_Set exercise_
Below are the records; extract from them the line containing "Reproduce this chart with matplotlib." to the line containing "plt.rcParams['font.family'] = ['Liberation", both lines included, exactly and with no pictures.
[Start Material supplied]
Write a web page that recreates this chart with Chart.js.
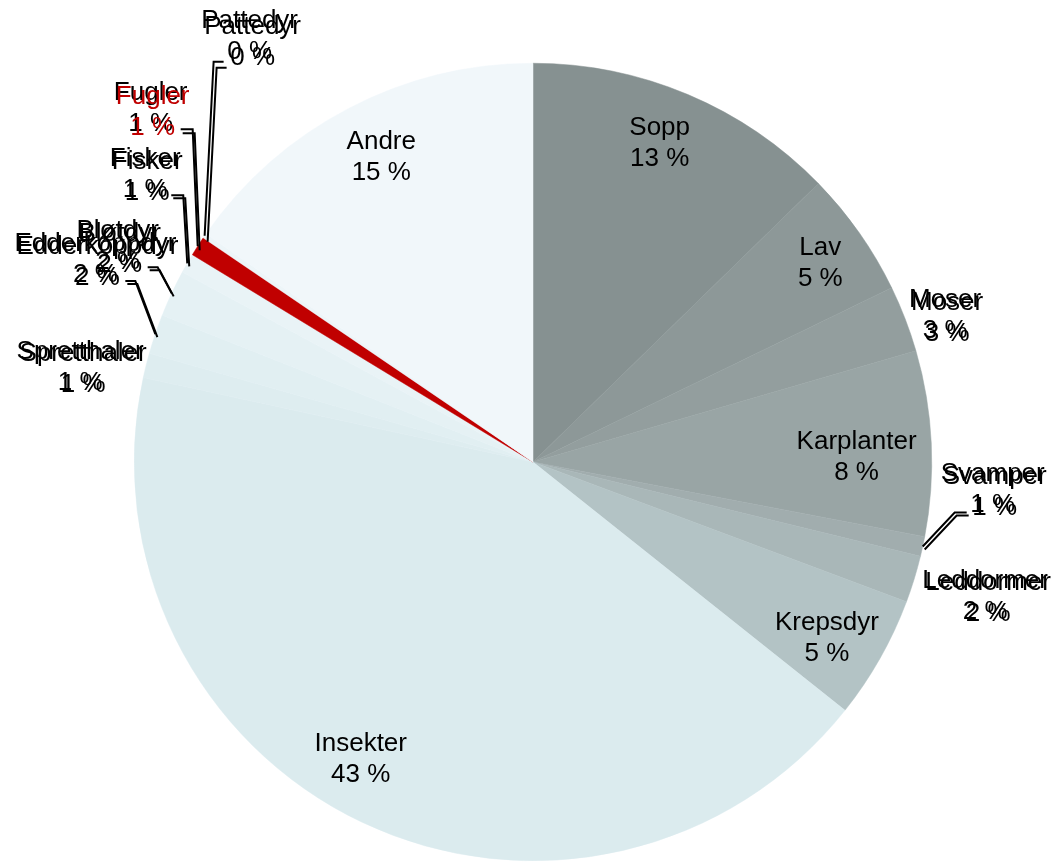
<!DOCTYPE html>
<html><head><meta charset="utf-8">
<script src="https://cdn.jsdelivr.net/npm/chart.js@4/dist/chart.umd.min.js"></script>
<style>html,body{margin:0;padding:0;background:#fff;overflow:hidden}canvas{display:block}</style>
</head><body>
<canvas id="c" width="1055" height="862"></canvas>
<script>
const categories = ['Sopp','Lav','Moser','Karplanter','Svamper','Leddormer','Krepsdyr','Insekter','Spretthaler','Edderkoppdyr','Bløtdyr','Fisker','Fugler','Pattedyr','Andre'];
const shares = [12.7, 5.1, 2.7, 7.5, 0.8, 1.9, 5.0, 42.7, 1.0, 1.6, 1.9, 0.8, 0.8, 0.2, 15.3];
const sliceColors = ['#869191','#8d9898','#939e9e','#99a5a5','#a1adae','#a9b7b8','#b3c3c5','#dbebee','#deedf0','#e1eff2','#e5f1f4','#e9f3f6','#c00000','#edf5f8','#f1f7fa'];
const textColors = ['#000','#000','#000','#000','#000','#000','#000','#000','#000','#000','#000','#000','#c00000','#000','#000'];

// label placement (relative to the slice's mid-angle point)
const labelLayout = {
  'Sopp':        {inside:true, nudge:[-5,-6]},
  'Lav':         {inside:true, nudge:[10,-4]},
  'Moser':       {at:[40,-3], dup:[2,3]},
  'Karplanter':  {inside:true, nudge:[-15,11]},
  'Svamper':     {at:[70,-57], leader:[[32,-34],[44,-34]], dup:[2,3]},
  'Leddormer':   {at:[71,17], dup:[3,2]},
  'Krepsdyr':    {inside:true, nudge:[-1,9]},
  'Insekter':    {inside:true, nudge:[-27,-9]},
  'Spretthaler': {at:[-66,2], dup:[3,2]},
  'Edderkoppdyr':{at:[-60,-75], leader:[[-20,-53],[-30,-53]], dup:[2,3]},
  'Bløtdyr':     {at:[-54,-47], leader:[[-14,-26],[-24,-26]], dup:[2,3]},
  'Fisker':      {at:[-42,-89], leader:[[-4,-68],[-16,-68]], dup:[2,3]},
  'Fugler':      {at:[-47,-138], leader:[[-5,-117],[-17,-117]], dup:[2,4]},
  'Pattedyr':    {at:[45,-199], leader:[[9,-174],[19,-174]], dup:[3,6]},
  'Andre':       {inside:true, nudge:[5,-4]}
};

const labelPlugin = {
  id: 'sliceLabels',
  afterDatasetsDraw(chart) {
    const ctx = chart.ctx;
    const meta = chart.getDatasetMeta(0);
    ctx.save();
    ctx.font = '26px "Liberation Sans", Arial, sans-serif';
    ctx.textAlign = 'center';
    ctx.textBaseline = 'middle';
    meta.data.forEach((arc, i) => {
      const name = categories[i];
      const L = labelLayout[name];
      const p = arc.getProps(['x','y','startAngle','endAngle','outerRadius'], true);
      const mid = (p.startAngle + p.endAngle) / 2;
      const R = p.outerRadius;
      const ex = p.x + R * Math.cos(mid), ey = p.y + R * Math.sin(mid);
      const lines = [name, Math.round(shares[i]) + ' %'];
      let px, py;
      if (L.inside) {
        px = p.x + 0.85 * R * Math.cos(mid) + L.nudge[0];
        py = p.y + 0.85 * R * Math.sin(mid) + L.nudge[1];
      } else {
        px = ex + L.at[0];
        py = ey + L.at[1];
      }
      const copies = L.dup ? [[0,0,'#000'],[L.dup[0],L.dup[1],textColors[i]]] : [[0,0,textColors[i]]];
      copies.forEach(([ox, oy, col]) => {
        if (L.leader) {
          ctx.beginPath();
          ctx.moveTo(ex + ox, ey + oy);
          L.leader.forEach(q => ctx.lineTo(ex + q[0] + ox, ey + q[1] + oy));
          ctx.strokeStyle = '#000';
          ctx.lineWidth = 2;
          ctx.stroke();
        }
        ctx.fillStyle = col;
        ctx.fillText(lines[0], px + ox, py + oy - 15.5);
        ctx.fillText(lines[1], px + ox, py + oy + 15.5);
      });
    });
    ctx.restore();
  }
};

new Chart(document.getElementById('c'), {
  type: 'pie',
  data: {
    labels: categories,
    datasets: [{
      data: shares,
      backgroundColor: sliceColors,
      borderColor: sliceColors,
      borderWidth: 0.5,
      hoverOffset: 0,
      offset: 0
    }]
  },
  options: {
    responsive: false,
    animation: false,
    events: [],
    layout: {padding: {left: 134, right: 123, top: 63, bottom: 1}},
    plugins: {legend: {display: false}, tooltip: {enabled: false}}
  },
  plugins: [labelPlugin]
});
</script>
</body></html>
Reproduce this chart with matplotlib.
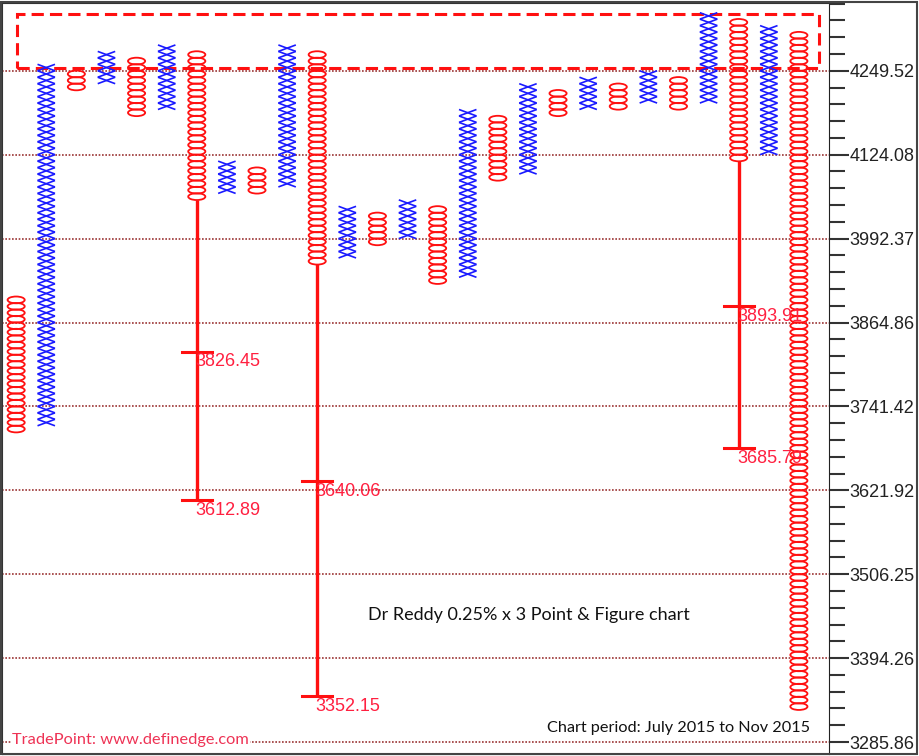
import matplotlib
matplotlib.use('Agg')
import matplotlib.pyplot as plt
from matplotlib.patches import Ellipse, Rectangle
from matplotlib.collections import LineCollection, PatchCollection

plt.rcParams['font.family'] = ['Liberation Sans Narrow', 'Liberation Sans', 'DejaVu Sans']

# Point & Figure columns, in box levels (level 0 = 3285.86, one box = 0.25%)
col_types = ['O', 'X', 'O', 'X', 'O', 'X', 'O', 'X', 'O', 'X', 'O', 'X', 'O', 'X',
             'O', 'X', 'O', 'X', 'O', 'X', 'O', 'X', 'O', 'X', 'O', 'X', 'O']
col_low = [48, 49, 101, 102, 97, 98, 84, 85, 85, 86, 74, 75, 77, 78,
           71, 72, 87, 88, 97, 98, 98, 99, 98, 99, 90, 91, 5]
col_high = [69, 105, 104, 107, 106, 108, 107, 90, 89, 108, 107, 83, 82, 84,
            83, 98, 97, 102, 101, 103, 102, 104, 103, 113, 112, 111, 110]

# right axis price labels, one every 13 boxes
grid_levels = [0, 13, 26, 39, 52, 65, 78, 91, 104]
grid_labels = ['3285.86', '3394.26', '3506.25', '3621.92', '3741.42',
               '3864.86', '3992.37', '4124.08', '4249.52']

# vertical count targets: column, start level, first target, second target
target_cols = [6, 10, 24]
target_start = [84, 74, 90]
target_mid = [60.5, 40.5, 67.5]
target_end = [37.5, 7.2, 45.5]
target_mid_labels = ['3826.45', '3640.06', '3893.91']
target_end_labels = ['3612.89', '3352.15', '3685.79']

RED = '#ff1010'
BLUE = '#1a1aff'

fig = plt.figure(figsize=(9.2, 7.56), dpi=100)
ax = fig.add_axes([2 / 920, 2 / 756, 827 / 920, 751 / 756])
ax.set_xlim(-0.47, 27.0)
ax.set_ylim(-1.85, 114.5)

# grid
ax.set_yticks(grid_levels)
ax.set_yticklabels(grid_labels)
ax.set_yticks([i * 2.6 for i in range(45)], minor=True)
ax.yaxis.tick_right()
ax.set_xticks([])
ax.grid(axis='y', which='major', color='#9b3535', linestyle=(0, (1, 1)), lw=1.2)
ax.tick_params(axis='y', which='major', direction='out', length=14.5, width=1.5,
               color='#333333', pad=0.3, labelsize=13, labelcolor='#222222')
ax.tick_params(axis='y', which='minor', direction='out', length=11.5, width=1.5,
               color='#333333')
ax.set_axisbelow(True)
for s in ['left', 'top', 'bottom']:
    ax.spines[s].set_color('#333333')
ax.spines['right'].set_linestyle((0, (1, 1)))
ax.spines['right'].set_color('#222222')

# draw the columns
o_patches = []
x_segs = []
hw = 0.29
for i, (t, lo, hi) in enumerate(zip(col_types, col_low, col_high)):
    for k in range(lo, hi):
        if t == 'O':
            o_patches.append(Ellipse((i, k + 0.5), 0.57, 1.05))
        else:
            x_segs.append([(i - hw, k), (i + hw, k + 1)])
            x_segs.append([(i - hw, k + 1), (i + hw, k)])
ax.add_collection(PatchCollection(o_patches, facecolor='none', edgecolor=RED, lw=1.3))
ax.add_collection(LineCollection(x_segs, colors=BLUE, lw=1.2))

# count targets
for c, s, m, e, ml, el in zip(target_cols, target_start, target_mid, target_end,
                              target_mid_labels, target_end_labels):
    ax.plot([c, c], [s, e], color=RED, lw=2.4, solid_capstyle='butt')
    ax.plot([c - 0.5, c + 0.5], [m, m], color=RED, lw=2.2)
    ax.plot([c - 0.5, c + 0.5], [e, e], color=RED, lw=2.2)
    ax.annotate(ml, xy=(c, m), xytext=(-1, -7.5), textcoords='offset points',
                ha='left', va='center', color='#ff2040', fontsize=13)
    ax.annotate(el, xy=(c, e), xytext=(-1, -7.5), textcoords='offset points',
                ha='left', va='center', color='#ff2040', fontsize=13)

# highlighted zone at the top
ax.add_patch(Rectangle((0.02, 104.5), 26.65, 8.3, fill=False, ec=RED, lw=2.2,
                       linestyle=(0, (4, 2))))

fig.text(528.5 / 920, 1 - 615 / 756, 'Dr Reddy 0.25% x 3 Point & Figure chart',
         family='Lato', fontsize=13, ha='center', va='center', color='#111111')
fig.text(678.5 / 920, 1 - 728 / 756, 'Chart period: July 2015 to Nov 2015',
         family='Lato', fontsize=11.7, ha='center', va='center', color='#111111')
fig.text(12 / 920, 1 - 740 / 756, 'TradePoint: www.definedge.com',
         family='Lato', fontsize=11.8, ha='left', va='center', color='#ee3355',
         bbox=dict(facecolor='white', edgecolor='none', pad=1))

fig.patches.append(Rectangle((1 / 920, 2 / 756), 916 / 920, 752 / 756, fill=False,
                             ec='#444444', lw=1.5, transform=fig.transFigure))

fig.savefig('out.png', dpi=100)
[End Material supplied]
_Solved exercise_
Reproduce this chart with matplotlib.
import matplotlib
matplotlib.use('Agg')
import matplotlib.pyplot as plt
from matplotlib.patches import Ellipse, Rectangle
from matplotlib.collections import LineCollection, PatchCollection

plt.rcParams['font.family'] = ['Liberation Sans Narrow', 'Liberation Sans', 'DejaVu Sans']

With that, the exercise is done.